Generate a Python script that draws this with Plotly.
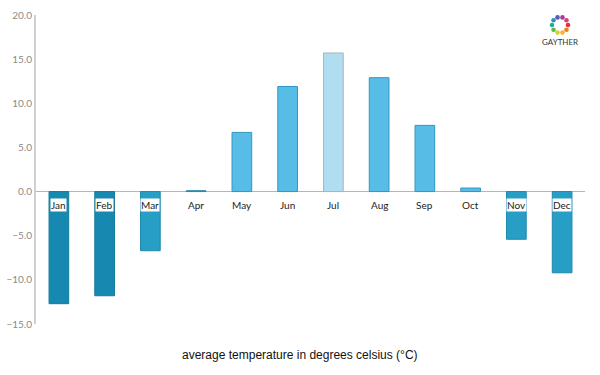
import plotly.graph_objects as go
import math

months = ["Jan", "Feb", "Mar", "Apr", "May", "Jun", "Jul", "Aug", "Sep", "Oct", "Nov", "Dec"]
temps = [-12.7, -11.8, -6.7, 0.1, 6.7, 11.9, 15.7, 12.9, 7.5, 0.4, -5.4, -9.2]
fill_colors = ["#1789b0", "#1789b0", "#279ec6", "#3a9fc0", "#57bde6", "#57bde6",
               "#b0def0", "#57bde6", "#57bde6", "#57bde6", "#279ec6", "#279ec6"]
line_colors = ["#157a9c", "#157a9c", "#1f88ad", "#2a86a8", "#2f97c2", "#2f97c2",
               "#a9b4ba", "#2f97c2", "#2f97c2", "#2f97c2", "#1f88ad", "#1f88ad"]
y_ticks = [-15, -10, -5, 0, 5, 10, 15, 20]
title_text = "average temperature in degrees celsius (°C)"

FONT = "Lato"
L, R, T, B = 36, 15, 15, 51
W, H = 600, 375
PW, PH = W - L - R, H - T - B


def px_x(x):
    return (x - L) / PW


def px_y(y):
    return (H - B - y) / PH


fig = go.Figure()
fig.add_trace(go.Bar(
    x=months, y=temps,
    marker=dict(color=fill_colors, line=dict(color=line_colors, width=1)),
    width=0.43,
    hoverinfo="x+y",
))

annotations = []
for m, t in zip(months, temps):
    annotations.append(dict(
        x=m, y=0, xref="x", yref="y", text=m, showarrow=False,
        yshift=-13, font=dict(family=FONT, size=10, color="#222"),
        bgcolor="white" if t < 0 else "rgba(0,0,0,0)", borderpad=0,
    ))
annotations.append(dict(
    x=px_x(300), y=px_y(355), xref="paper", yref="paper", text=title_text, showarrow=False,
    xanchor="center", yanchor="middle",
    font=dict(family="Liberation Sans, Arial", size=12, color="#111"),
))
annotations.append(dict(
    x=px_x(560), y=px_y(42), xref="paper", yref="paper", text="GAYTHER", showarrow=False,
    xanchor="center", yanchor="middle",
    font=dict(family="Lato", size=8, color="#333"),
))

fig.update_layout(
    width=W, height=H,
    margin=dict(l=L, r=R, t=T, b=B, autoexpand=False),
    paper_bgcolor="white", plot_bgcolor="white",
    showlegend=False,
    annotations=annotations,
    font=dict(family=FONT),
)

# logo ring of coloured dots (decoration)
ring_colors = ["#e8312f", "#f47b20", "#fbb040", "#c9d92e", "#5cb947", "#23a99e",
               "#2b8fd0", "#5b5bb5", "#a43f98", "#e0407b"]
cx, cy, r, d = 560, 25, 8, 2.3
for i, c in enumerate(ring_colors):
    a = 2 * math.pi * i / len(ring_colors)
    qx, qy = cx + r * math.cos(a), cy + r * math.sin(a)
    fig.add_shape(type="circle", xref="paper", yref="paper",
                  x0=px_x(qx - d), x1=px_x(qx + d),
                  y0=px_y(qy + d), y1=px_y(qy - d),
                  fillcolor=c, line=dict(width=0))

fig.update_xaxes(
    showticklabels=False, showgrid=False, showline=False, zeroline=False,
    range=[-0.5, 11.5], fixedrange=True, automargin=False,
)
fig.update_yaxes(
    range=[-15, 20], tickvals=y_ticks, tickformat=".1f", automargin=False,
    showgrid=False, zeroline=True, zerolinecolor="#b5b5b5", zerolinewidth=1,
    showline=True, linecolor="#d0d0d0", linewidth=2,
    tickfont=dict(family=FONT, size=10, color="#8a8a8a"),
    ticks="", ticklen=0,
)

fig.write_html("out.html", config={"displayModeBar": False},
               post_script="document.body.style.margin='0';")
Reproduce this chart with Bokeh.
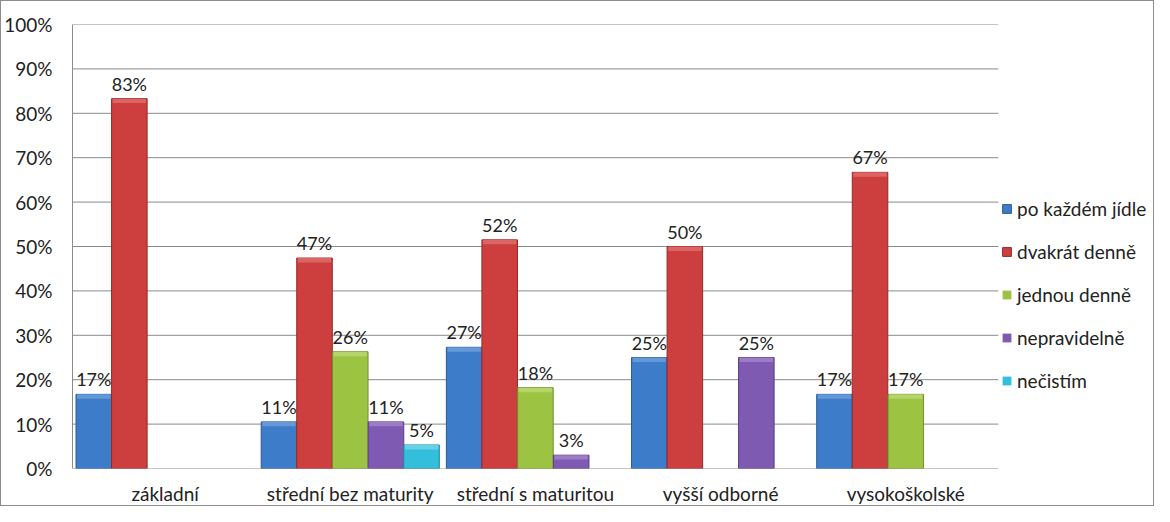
--
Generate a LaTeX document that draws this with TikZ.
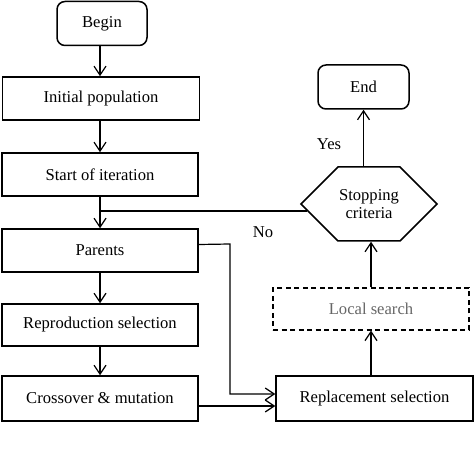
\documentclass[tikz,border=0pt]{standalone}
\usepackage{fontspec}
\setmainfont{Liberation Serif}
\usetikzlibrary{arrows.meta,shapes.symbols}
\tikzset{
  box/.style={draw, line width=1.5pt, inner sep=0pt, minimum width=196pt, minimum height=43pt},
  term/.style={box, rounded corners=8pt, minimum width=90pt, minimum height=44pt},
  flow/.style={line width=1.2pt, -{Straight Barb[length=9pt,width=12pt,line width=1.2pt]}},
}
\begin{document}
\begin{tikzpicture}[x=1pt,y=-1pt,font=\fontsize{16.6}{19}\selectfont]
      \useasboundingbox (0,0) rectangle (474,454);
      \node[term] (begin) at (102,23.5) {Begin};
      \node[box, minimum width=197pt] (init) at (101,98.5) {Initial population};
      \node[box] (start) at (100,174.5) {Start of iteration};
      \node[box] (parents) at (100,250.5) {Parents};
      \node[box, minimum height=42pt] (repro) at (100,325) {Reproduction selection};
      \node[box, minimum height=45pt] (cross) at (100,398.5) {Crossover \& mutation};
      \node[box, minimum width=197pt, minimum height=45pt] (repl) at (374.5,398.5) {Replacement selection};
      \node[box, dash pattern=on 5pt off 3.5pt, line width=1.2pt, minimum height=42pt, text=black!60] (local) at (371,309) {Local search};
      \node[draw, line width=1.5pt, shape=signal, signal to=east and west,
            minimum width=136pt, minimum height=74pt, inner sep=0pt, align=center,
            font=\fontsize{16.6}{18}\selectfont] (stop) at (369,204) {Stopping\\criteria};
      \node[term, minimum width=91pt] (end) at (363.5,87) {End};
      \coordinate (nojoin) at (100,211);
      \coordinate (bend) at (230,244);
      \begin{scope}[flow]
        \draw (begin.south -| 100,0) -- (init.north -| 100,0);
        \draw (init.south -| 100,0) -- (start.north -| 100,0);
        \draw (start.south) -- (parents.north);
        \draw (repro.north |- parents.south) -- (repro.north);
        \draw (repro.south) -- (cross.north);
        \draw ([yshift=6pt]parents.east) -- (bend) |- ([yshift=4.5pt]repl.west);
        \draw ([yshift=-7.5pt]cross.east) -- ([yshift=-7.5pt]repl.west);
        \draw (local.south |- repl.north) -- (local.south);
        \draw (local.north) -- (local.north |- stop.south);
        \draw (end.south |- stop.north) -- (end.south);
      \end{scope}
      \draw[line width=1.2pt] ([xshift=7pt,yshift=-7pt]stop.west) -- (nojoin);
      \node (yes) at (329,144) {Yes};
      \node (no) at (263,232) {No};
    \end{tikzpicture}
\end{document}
--
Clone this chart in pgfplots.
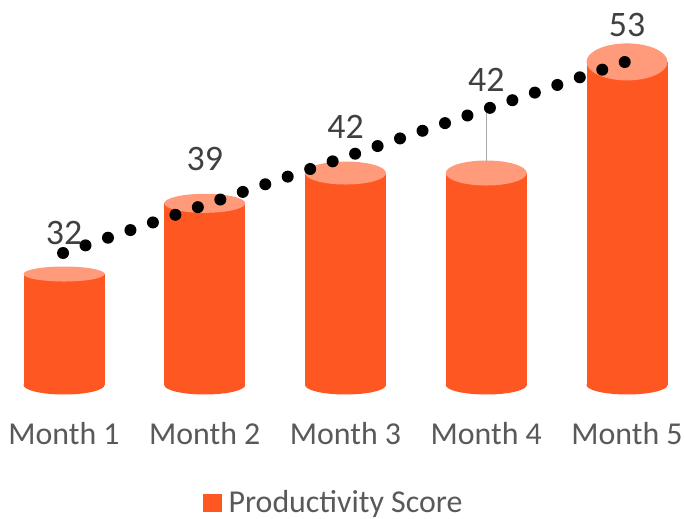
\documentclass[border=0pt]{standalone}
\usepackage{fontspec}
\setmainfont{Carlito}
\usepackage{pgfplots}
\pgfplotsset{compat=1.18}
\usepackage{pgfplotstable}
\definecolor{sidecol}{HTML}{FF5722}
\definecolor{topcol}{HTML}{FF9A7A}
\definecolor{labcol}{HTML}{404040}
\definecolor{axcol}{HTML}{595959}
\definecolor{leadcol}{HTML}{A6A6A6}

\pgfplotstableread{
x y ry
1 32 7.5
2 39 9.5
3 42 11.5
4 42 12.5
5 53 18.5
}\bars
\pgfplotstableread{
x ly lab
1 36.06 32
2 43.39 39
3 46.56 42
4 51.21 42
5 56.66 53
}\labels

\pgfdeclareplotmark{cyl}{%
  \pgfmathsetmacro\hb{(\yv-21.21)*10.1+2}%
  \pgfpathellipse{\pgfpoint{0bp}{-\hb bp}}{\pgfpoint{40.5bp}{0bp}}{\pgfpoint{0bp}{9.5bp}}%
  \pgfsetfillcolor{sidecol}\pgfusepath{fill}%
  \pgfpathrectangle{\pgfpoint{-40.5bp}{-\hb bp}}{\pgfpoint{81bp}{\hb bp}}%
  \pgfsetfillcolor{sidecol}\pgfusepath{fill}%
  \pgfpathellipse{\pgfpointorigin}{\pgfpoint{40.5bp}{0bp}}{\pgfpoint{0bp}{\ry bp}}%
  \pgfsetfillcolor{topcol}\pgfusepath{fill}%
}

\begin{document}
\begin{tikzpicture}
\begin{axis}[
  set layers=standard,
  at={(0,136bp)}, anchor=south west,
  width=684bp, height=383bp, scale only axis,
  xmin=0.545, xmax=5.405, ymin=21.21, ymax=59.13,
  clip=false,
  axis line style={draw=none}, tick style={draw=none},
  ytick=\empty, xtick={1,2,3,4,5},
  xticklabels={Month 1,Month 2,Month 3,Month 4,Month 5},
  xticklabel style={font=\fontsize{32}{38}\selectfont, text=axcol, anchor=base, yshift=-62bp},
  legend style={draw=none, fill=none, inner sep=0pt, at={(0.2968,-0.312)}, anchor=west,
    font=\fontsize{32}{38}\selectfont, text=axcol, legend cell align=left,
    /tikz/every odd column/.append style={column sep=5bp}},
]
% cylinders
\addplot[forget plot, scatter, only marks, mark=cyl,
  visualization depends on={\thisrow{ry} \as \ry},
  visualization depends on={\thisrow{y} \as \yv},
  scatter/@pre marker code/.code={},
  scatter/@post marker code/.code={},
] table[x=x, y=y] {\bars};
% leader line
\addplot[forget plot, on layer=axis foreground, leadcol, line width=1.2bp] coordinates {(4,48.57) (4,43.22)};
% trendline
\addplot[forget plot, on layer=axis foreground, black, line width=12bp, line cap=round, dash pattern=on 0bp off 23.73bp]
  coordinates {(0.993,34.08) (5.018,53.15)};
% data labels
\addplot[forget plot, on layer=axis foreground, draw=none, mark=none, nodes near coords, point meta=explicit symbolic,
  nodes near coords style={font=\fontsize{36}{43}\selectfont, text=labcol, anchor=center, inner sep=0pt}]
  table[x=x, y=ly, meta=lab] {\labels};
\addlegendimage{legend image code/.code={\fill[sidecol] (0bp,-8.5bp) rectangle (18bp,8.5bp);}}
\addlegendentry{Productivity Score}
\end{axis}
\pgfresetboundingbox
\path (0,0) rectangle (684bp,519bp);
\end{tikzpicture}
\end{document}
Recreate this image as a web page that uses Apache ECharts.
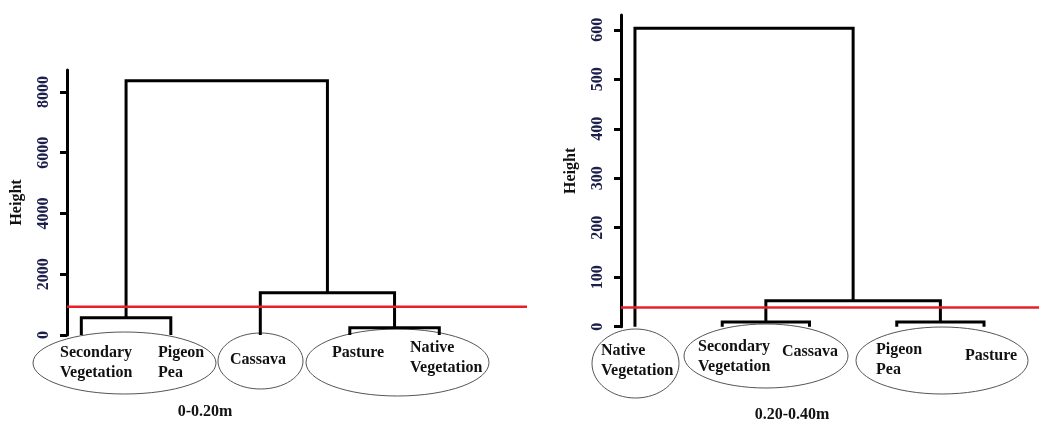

▶ Task goal:
Return exactly the lines from the one with "Generate a Python" to the one with "import math", both ends kept, and only those. Images are left out.

▶ Exercise solution:
Generate a Python script that draws this with Plotly.
import plotly.graph_objects as go
import math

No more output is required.